Daily bit(e) of C++ | Sum of distances to all nodes
Daily bit(e) of C++ #142, Common interview problem: sum of distances to all nodes.
Today we will look at a common C++ interview problem: Sum of distances to all nodes.
Given a tree with n nodes, represented as a graph using a neighbourhood map, calculate the sum of distances to all other nodes for each node.
The node ids are in the range [0,n).
For example, in the above tree, the sum of distances for nodes 0 and 1 is 4, and for nodes 2 and 3, it is 6.
Before you continue reading the solution, I encourage you to try to solve it yourself. Here is a Compiler Explorer link with a couple of test cases: https://compiler-explorer.com/z/5nj1ejG5G.
Solution
Let's start with a sub-optimal solution. Consider a subtree for whose root we have already calculated the sum of distances. Moving to the parent node means we are one step further from all the nodes in this subtree.
Therefore if we do a straightforward post-order traversal of the tree, we will be able to calculate the sum of distances for the root node by simply summing up the distances of the children subtrees plus the number of nodes in the subtrees (since being one step further will contribute one per node).
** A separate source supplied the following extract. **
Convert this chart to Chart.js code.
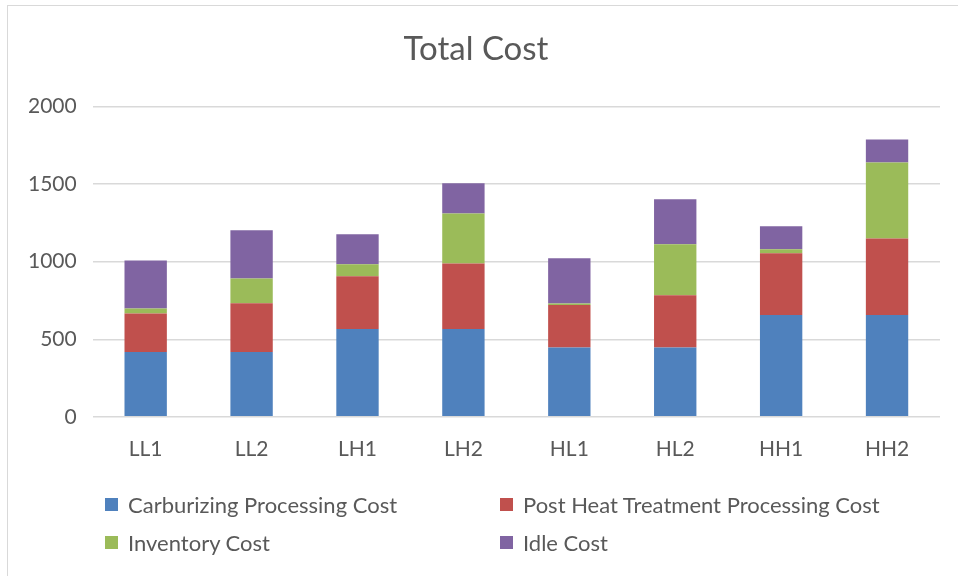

Importantly, this gives us the sum of distances only for the root node, so we must repeat the process for each node (treating each node as the tree's root). Because traversal is an O(n) operation, we end up with O(n*n) time complexity.
If you have been following this series for a while, you might be getting an inkling that we are doing a lot of repetitive work, and perhaps there is room for improvement.
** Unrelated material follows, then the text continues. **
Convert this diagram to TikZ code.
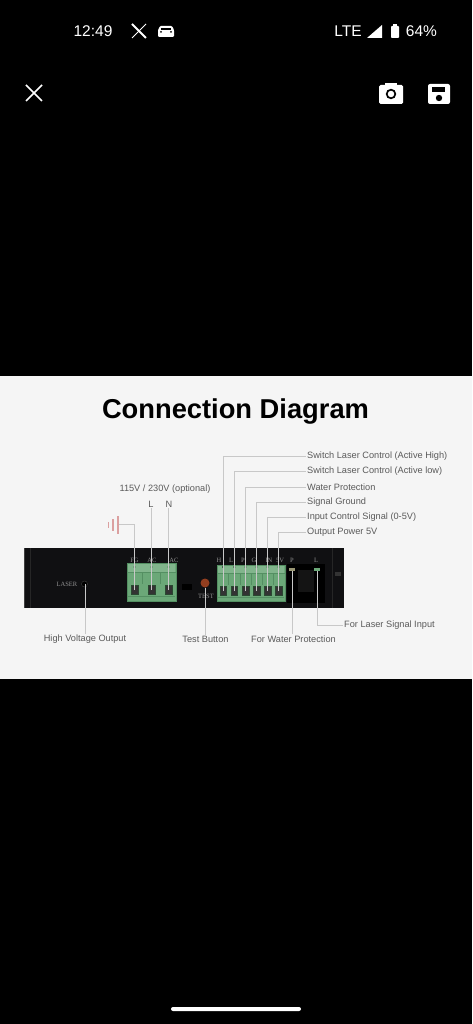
\documentclass[tikz,border=0pt]{standalone}
\usepackage{fontspec}
\usepackage{xcolor}
\setmainfont{Liberation Sans}
\newfontfamily\panelfont{Liberation Serif}
\definecolor{panel}{HTML}{F5F5F5}
\definecolor{leadgray}{HTML}{C8C8C8}
\definecolor{labelgray}{HTML}{5A5A5A}
\definecolor{tgreen}{HTML}{6BA878}
\definecolor{tdark}{HTML}{548F62}
\definecolor{gndred}{HTML}{DBA0A0}
\definecolor{casing}{HTML}{101012}
\tikzset{
  leader/.style={draw=leadgray,line width=1pt},
  lbl/.style={font=\fontsize{9.2}{10}\selectfont,text=labelgray,inner sep=1pt},
  silk/.style={font=\panelfont\fontsize{6.5}{7}\selectfont,text=gray!85!white,inner sep=0pt},
  termblock/.style={draw=tdark,fill=tgreen,line width=0.4pt,inner sep=0pt},
  screw/.style={draw=tdark!50!black,fill=black!80,minimum width=6.5pt,minimum height=9pt,inner sep=0pt},
  stat/.style={font=\fontsize{15.5}{17}\selectfont,text=white,inner sep=0pt}
}
\begin{document}
\begin{tikzpicture}[x=1pt,y=-1pt]
  \fill[black] (0,0) rectangle (472,1024);
  \useasboundingbox (0,0) rectangle (472,1024);
  % status bar and viewer icons
  \node[stat] (clock) at (93,31) {12:49};
  \draw[white,line width=2pt] (132,24)--(146,38);
  \draw[white,line width=0.8pt] (146,24)--(132,38);
  \fill[white,rounded corners=1pt] (158,30)--(160,26)--(172,26)--(174,30)--(174,37)--(158,37)--cycle;
  \fill[black] (161,28) rectangle (171,30);
  \fill[black] (161,32) circle (1pt) (171,32) circle (1pt);
  \node[stat] (lte) at (348,31) {LTE};
  \fill[white] (367,38)--(382,25)--(382,38)--cycle;
  \fill[white,rounded corners=0.8pt] (391,26) rectangle (399,38);
  \fill[white] (393,24) rectangle (397,26);
  \node[stat] (batt) at (421.5,31) {64\%};
  \draw[white,line width=1.7pt] (26,85)--(42,101) (42,85)--(26,101);
  \fill[white,rounded corners=1.5pt] (379,85) rectangle (403,104);
  \fill[white] (385,83) rectangle (397,86);
  \draw[black,line width=1.7pt] (391,94) circle (4.3pt);
  \fill[white,rounded corners=2pt] (428,84) rectangle (450,104);
  \fill[black] (432,87) rectangle (445,92);
  \fill[black] (439,98) circle (3.2pt);
  \fill[white,rounded corners=2pt] (171,1007) rectangle (301,1011);
  % image panel
  \fill[panel] (0,376) rectangle (472,679);
  \node[font=\bfseries\fontsize{27.3}{30}\selectfont,text=black,inner sep=0pt] (title) at (235.5,411) {Connection Diagram};
  % device
  \fill[casing] (24,548) rectangle (344,608);
  \fill[black!75!white] (24,548) rectangle (25,608);
  \draw[black!85,line width=0.5pt] (30,548)--(30,608) (332,548)--(332,608);
  \fill[black] (287,564) rectangle (325,603);
  \fill[black!80] (335,572) rectangle (341,576);
  \fill[black] (182,584) rectangle (192,590);
  \node[silk] (laser) at (67,584) {LASER};
  \fill[black,draw=black!75] (84.5,584) circle (3pt);
  \coordinate (hvport) at (85,584);
  % terminal blocks
  \node[termblock,minimum width=49pt,minimum height=38pt] (acblock) at (151.5,582) {};
  \node[termblock,minimum width=68pt,minimum height=36pt] (ctlblock) at (251,583) {};
  \fill[tgreen!85!white] (128,564) rectangle (175,572) (218,566) rectangle (284,573);
  \draw[tdark,line width=0.5pt] (127,572)--(176,572) (217,573)--(285,573) (128,596)--(175,596) (218,597)--(284,597);
  \foreach \x in {142,160} \draw[tdark,line width=0.4pt] (\x,573)--(\x,584);
  \foreach \x in {228.5,240,251,262,273} \draw[tdark,line width=0.4pt] (\x,574)--(\x,585);
  \foreach \n/\x in {fg/134.5,acl/151.5,acn/168.5}
    \node[screw] (scr\n) at (\x,590) {};
  \foreach \n/\x in {h/223,l/234.3,p/245.5,g/256.5,in/267.5,fv/278.5}
    \node[screw] (scr\n) at (\x,591) {};
  \foreach \x in {134.5,151.5,168.5} \fill[tdark!60!black] (\x,567) circle (1.2pt);
  \foreach \x in {223,234.3,245.5,256.5,267.5,278.5} \fill[tdark!50!black] (\x,567) circle (1.2pt);
  % silk labels
  \foreach \n/\x/\t in {sfg/134.5/FG,sac/152/AC,san/174/AC,sh/219/H,sl/231/L,sp/243/P,sg/254/G,sin/269/IN,sfv/280/5V,swp/292/P,slp/316/L}
    \node[silk] (\n) at (\x,560) {\t};
  \node[silk] (testsilk) at (206,596) {TEST};
  % front panel parts
  \node[circle,fill=brown!70!red!70!black,minimum size=9pt,inner sep=0pt] (testbtn) at (205,583) {};
  \fill[black!92] (298,570) rectangle (314,592);
  \node[rectangle,fill=yellow!35!black!70!white,minimum width=6pt,minimum height=3pt,inner sep=0pt] (wled) at (292,569) {};
  \node[rectangle,fill=tgreen,minimum width=6pt,minimum height=3pt,inner sep=0pt] (sled) at (317,569) {};
  % right hand labels
  \foreach \n/\y/\t in {h/456/{Switch Laser Control (Active High)},l/471/{Switch Laser Control (Active low)},p/487/{Water Protection},g/502/{Signal Ground},in/517/{Input Control Signal (0-5V)},fv/532/{Output Power 5V}}
  {
    \node[lbl,anchor=west] (lbl\n) at (306,\y) {\t};
    \draw[leader] (scr\n.center) |- (lbl\n.west);
  }
  % mains side
  \node[lbl] (mains) at (165,489) {115V / 230V (optional)};
  \node[lbl] (lblL) at (151,504) {L};
  \node[lbl] (lblN) at (169,504) {N};
  \draw[leader] (scracl.center) -- (lblL.south -| scracl);
  \draw[leader] (scracn.center) -- (lblN.south -| scracn);
  \coordinate (gnd) at (118,524.5);
  \draw[leader] (scrfg.center) |- (gnd);
  \draw[gndred,line width=1.2pt] (118,516)--(118,534) (113,519)--(113,531) (108.5,522)--(108.5,528);
  % lower labels
  \node[lbl] (lblhv) at (85,639) {High Voltage Output};
  \node[lbl] (lbltest) at (205.5,639) {Test Button};
  \node[lbl] (lblwater) at (293.5,639) {For Water Protection};
  \node[lbl,anchor=west] (lblsig) at (343,625) {For Laser Signal Input};
  \draw[leader] (hvport) -- (lblhv.north -| hvport);
  \draw[leader] (testbtn) -- (lbltest.north -| testbtn);
  \draw[leader] (wled) -- (lblwater.north -| wled);
  \draw[leader] (sled) |- (lblsig.west);
\end{tikzpicture}
\end{document}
Let’s consider two neighbour nodes in the tree.
When we would calculate their corresponding sum of distances, the formulas would be:
distance_sum(x) = subtree_sum(x) + subtree_sum(y) + node_count(y)
distance_sum(y) = subtree_sum(y) + subtree_sum(x) + node_count(x)
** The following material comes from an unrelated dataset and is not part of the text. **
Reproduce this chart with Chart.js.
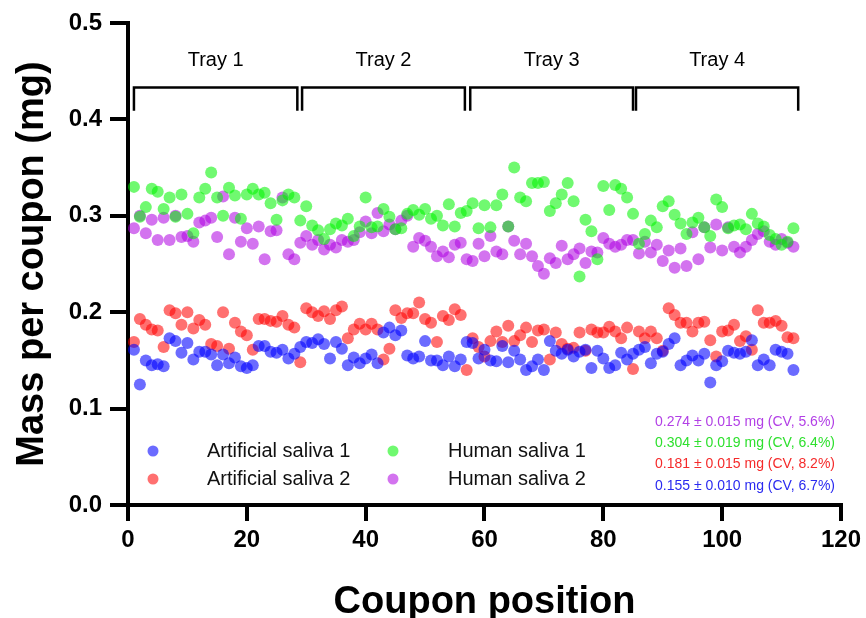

distance_sum(x) - distance_sum(y) = node_count(y) - node_count(x)
This formula gives us the opportunity to calculate the answer for a child from the value of a parent.
distance_sum(child) = distance_sum(parent) + node_count(parent) - node_count(child)
distance_sum(child) = distance_sum(parent) + (total_nodes - node_count(child)) - node_count(child)
distance_sum(child) = distance_sum(parent) + total_node - 2*node_count(child)
Therefore, after we calculate the sum of distances for one root node using the post-order traversal, we can traverse the tree using pre-order traversal, filling in the missing values for the non-root nodes.
This leaves us with the optimal O(n) solution.